If you want to know the health of an ecosystem, look at the health of the pilot fish, and not at the whales.

The indications of latent rot or the incursions of new competitors and of asymmetric solutions can be masked by the sheer scale of an established business.

The pilot fish are the leading indicators.

Whales can easily coast on revenues and their customer bases and by squeezing their ecosystems and their partners for a decade or more, even with their businesses and business models rotting away underneath them.

If the startups in SV are getting squeezed, then SV has something to worry about.


"Microsoft posted a 42-per-cent rise in profit" (globe&mail)

"Google's net income for the quarter was $1.25B, up from $925M" (Techcrunch)

I wouldn't call that bleak.

The Silicon Valley leaders may not be able to maintain their high growth rates but I doubt they would be affected in the same way other industries have been.

I'd like to see the impact its having on the smaller players and not just the big advertising companies.

Is this directly affecting the publishers at the bottom of the pyramid?


True I wouldn't call it bleak either. eBay posted 20% earnings growth although the stock is down. It is interesting to go through this again though having been through the first one. It's tough. I remember so many friends and colleagues leaving for places like Austin or Boston way back when. Now, I wonder if the same will happen. Engineering wise, I really don't expect many to leave but the mom and pop shops that rely on high valued incomes... and maybe business units, always the first to go.


Earnings is the wrong thing to look at when you enter a recession. It's easy for companies to manipulate earnings for a little while, by shuffling money around and delaying expenses.
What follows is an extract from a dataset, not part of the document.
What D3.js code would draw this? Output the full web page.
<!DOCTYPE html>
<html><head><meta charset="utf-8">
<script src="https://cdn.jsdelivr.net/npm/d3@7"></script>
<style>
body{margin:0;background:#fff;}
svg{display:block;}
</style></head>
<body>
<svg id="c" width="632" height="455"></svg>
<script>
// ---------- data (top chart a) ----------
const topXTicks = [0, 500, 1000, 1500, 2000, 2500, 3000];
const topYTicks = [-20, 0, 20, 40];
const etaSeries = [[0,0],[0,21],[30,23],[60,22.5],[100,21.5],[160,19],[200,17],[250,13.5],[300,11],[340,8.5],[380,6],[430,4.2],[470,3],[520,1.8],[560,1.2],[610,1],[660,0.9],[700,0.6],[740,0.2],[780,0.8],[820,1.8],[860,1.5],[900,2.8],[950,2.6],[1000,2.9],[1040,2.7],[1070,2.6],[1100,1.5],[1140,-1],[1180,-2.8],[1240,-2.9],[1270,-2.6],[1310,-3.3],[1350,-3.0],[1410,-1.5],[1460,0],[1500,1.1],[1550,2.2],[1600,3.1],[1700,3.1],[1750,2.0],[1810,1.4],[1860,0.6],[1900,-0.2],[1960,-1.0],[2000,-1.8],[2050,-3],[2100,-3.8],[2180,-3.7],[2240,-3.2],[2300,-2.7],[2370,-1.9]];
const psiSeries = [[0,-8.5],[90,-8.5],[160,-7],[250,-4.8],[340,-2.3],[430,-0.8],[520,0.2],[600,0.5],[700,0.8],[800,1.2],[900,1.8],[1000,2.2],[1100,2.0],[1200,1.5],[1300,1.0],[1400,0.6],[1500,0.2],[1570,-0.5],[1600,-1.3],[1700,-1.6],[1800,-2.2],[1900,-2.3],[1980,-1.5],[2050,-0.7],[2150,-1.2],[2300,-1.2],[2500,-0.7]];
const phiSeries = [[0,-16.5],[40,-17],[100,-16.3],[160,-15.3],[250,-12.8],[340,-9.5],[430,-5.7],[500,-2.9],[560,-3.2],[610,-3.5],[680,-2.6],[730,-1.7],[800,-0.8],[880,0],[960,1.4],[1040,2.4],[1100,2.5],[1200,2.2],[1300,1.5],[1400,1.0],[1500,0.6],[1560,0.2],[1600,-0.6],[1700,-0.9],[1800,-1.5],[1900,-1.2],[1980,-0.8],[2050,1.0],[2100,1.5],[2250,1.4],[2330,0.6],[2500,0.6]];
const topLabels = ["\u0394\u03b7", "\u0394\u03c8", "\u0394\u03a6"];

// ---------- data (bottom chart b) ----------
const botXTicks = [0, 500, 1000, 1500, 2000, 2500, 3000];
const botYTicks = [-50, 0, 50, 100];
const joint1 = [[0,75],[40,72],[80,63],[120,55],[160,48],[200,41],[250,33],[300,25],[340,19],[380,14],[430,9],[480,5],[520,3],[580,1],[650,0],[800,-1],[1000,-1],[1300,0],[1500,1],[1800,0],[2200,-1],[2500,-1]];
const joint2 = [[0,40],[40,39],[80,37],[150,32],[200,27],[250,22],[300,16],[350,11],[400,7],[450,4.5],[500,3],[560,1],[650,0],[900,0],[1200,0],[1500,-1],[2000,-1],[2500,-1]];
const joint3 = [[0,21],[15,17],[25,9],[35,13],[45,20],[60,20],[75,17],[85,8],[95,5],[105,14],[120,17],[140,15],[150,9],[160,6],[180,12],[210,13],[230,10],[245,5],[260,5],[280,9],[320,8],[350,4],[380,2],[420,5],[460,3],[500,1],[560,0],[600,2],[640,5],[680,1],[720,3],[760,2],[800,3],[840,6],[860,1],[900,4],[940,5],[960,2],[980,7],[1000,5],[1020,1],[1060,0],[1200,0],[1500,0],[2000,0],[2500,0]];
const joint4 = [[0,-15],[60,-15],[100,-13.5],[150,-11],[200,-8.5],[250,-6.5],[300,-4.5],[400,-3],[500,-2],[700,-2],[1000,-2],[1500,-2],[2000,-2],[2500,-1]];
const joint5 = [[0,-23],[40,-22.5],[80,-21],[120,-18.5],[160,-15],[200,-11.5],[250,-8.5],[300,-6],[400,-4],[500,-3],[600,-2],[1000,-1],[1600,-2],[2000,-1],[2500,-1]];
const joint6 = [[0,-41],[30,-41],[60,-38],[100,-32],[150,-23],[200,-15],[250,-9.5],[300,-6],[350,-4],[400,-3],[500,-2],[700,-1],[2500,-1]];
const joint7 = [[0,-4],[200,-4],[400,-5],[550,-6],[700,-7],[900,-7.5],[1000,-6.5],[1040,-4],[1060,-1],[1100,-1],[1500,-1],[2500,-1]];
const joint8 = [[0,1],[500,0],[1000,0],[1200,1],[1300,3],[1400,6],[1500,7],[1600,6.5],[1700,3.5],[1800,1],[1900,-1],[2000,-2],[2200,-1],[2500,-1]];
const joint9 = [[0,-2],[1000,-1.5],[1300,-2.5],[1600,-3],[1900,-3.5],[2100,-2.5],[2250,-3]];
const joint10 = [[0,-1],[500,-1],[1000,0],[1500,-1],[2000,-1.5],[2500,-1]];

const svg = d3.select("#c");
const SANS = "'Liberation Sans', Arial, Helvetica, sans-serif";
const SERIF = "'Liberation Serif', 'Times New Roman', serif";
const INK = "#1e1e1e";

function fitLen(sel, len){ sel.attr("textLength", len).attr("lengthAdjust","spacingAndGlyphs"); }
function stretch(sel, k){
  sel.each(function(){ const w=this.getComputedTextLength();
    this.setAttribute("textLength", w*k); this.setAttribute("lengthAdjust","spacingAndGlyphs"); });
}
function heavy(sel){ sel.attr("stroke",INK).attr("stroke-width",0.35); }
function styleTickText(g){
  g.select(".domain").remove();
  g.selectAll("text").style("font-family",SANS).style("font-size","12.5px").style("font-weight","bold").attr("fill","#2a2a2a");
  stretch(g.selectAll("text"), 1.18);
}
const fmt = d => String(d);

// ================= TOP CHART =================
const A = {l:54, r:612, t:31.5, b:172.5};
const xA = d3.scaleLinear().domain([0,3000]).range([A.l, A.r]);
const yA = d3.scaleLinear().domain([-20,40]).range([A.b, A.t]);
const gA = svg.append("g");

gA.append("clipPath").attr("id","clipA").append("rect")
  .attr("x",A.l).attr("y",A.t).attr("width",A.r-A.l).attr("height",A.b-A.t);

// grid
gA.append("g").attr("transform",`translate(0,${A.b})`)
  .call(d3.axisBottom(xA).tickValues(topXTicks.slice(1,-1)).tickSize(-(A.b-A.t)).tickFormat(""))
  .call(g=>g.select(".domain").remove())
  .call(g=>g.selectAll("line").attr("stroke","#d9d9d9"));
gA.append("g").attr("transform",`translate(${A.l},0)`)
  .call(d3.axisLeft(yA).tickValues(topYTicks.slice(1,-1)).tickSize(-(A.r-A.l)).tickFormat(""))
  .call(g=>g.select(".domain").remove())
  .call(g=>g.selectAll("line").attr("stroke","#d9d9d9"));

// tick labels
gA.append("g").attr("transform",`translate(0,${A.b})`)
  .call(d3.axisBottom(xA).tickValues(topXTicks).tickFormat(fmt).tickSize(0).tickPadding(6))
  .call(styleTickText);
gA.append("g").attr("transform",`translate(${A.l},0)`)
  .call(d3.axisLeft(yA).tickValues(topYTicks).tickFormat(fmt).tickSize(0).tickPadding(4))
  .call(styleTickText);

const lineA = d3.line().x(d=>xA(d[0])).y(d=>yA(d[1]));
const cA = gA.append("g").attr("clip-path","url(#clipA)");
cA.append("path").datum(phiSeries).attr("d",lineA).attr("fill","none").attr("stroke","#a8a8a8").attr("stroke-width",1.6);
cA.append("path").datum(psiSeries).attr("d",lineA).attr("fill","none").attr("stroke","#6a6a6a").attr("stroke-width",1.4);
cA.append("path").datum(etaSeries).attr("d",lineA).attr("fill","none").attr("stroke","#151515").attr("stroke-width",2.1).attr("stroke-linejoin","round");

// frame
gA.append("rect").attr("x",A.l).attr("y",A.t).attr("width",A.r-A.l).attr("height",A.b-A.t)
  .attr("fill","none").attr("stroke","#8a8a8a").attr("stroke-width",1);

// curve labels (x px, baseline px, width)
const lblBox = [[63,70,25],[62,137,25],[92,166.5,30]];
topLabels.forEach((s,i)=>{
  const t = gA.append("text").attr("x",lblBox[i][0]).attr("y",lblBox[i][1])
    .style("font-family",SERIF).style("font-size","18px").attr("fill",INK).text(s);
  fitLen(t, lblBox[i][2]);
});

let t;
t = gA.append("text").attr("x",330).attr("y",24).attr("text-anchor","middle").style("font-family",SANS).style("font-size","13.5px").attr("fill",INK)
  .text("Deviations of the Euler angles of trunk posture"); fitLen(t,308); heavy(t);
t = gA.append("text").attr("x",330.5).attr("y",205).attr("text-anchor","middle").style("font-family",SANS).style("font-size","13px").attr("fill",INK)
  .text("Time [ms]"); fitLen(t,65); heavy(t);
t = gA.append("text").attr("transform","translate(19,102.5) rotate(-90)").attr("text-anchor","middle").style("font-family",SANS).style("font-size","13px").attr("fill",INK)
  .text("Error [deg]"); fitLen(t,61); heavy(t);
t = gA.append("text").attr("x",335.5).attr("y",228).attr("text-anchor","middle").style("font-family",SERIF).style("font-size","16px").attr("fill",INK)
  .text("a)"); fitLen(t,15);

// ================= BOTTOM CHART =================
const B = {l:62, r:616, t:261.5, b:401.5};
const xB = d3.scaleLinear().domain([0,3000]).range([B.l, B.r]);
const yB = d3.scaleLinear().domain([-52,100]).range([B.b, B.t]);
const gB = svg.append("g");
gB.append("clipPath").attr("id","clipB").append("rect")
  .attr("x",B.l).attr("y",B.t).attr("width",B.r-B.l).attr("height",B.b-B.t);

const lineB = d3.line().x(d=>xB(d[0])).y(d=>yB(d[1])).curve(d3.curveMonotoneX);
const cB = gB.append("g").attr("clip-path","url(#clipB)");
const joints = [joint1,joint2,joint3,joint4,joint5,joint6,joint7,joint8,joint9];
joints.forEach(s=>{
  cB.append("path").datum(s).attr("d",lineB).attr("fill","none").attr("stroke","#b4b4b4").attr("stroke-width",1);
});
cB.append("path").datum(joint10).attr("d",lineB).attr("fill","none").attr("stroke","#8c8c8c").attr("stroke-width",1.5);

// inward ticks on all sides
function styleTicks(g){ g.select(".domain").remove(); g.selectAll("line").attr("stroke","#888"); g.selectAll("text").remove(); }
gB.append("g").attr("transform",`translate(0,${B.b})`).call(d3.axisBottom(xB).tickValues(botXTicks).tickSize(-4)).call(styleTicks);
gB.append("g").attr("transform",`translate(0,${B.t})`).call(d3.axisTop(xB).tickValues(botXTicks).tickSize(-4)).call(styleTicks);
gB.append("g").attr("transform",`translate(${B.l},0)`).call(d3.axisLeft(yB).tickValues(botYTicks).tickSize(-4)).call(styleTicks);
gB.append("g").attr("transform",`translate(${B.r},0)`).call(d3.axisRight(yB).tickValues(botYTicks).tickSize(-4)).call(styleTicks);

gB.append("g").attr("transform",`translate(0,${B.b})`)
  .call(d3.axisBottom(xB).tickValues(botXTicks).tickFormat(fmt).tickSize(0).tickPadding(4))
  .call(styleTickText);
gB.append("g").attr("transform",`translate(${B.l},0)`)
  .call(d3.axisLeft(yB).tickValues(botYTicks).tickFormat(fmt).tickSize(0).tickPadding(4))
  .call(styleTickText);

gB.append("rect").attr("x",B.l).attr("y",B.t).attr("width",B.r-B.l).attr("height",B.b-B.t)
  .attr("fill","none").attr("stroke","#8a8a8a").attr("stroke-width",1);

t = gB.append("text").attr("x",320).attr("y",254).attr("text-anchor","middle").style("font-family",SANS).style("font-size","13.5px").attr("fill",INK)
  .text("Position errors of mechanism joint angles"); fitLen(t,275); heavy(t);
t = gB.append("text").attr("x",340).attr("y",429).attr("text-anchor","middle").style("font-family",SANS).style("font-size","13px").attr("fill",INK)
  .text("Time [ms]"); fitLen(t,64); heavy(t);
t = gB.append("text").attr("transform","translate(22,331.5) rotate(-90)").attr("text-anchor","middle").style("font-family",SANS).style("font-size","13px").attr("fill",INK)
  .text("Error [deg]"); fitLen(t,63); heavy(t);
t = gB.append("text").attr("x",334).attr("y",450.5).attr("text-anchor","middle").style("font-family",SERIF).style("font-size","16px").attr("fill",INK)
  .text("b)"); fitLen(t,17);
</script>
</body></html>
Gross revenue is your leading indicator: are they still selling as much, or more, than before?

Alain - fairsoftware.net


"Now Silicon Valley is in for a long-overdue reality check, one that should worry one and all. Why? Because the news coming out of advertising-focused companies is not good."
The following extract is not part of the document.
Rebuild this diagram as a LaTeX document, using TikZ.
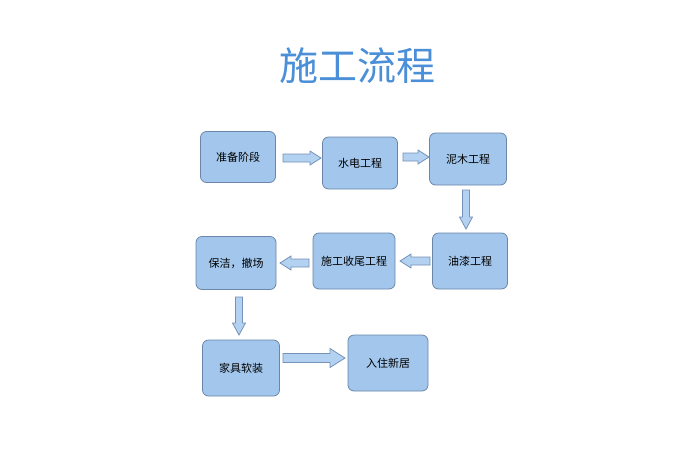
\documentclass[tikz,border=0pt]{standalone}
\usepackage{fontspec}
\setmainfont{Noto Sans CJK SC}
\usepackage{tikz}
\usetikzlibrary{calc}
\pgfdeclarelayer{bglayer}
\pgfdeclarelayer{nodelayer}
\pgfdeclarelayer{edgelayer}
\pgfsetlayers{bglayer,edgelayer,nodelayer,main}

\definecolor{boxfill}{HTML}{A2C6EC}
\definecolor{boxline}{HTML}{6B86A8}
\definecolor{arrfill}{HTML}{B3D1F0}
\definecolor{arrline}{HTML}{7592B8}
\definecolor{titleblue}{HTML}{4A8FD8}

\tikzset{
  stage/.style={draw=boxline, fill=boxfill, rounded corners=6pt, line width=0.8pt,
    inner sep=0pt, font=\fontsize{11}{13}\selectfont},
  flowarr/.style={draw=arrline, fill=arrfill, line width=0.8pt, line join=miter}
}

% block arrow: from, to, shaft half width, head half width, head length
\newcommand{\flowarrow}[5]{%
  \draw[flowarr] let \p1=($(#2)-(#1)$), \n1={veclen(\x1,\y1)}, \n2={atan2(\y1,\x1)} in
    [shift={(#1)}, rotate=\n2]
    (0pt,-#3pt) -- (\n1-#5pt,-#3pt) -- (\n1-#5pt,-#4pt) -- (\n1,0pt)
    -- (\n1-#5pt,#4pt) -- (\n1-#5pt,#3pt) -- (0pt,#3pt) -- cycle;}

\begin{document}
\begin{tikzpicture}[x=1pt, y=-1pt]
  \begin{pgfonlayer}{bglayer}
    \fill[white] (0,0) rectangle (700,450);
  \end{pgfonlayer}
  \useasboundingbox (0,0) rectangle (700,450);
  \node [text=titleblue, font=\fontsize{39}{41}\selectfont] (title) at (357,66) {施工流程};
  \begin{pgfonlayer}{nodelayer}
    \node [stage, minimum width=75pt, minimum height=51pt] (prep) at (238,157) {准备阶段};
    \node [stage, minimum width=75pt, minimum height=52pt] (water) at (360,163) {水电工程};
    \node [stage, minimum width=77pt, minimum height=52pt] (wood) at (468,159) {泥木工程};
    \node [stage, minimum width=75pt, minimum height=56pt] (paint) at (470,261) {油漆工程};
    \node [stage, minimum width=82pt, minimum height=56pt] (finish) at (354,261) {施工收尾工程};
    \node [stage, minimum width=80pt, minimum height=53pt] (clean) at (236,263) {保洁，撤场};
    \node [stage, minimum width=77pt, minimum height=56pt] (furn) at (241,368) {家具软装};
    \node [stage, minimum width=80pt, minimum height=56pt] (movein) at (388,363) {入住新居};
  \end{pgfonlayer}
  \begin{pgfonlayer}{edgelayer}
    \coordinate (a1s) at (283,158);  \coordinate (a1e) at (321,158);
    \coordinate (a2s) at (403,157);  \coordinate (a2e) at (429,157);
    \coordinate (a3s) at (466,190);  \coordinate (a3e) at (466,229);
    \coordinate (a4s) at (430,261);  \coordinate (a4e) at (400,261);
    \coordinate (a5s) at (309,263);  \coordinate (a5e) at (280,263);
    \coordinate (a6s) at (239,297);  \coordinate (a6e) at (239,335);
    \coordinate (a7s) at (283,358);  \coordinate (a7e) at (345,358);
    \flowarrow{a1s}{a1e}{4}{7}{11}
    \flowarrow{a2s}{a2e}{4}{7}{11}
    \flowarrow{a3s}{a3e}{3.5}{6.5}{12}
    \flowarrow{a4s}{a4e}{4}{7}{11}
    \flowarrow{a5s}{a5e}{4}{7}{11}
    \flowarrow{a6s}{a6e}{3.5}{6.5}{12}
    \flowarrow{a7s}{a7e}{4.5}{9.5}{15}
  \end{pgfonlayer}
\end{tikzpicture}
\end{document}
The article does a good job of explaining how the poor economic conditions are impacting internet advertising, but this has nothing to do with a reality check. People have less money to spend so they buy less things. That doesn't mean that internet advertising models are misguided.
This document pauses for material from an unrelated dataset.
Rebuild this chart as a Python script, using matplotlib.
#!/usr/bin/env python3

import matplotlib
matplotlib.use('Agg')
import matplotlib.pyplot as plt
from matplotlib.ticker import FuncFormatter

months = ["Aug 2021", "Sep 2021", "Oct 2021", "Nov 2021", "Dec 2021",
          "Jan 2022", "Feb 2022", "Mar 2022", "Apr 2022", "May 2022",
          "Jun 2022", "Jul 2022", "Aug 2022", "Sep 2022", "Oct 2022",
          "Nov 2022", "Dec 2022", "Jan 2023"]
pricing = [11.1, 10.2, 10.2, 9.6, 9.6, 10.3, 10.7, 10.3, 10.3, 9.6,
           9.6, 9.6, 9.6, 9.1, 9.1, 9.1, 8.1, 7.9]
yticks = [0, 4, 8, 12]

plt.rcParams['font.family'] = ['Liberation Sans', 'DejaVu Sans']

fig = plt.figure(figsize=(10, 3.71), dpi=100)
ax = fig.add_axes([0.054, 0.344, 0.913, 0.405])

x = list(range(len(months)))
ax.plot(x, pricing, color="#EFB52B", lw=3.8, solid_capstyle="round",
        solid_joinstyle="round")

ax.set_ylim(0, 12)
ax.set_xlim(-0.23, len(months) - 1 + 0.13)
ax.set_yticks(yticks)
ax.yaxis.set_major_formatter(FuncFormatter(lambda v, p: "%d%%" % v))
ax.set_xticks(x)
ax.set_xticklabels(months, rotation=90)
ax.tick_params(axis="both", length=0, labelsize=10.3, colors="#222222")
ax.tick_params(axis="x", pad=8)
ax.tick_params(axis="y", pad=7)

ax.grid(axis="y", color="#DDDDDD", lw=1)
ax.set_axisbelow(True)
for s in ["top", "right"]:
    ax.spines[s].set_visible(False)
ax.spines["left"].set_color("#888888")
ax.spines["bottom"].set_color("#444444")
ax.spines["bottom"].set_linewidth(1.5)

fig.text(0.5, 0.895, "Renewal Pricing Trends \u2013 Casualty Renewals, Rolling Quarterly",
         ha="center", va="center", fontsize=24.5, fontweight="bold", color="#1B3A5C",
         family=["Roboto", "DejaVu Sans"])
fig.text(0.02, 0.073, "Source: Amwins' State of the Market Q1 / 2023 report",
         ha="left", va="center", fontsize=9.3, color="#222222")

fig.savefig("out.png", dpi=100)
Its kinda ironic, Google had been seeing such high growth rates for a business of their age and size that it seemed as if they were defying gravity. Add that to the environment in the Googleplex, and you have a company that doesn't feel like a company.

This creates the potential that Google will overlook something, which will lead to some little guy taking their place as they took Microsoft's as the standard in software development


> standard in software development

Can I please have whatever you're smoking? It seems good.


This two day old thread about google is somehow related to this article:

http://news.ycombinator.com/item?id=247046


i think if googles 39 percent growth was a shortfall, its funny, how many businesses as old as google has investors wanting more than 39 percent yoy growth?


Not too many businesses have a P/E ratio of 34 with a market cap of 150B. It's a matter of expectations, they were expected to grow more than they did and the stock price had those expectations priced in.


Silicon Valley should not be any more worried than the rest of the country or world.

Actually, given what people are pointing out here, maybe SV should be less worried than the rest of the country.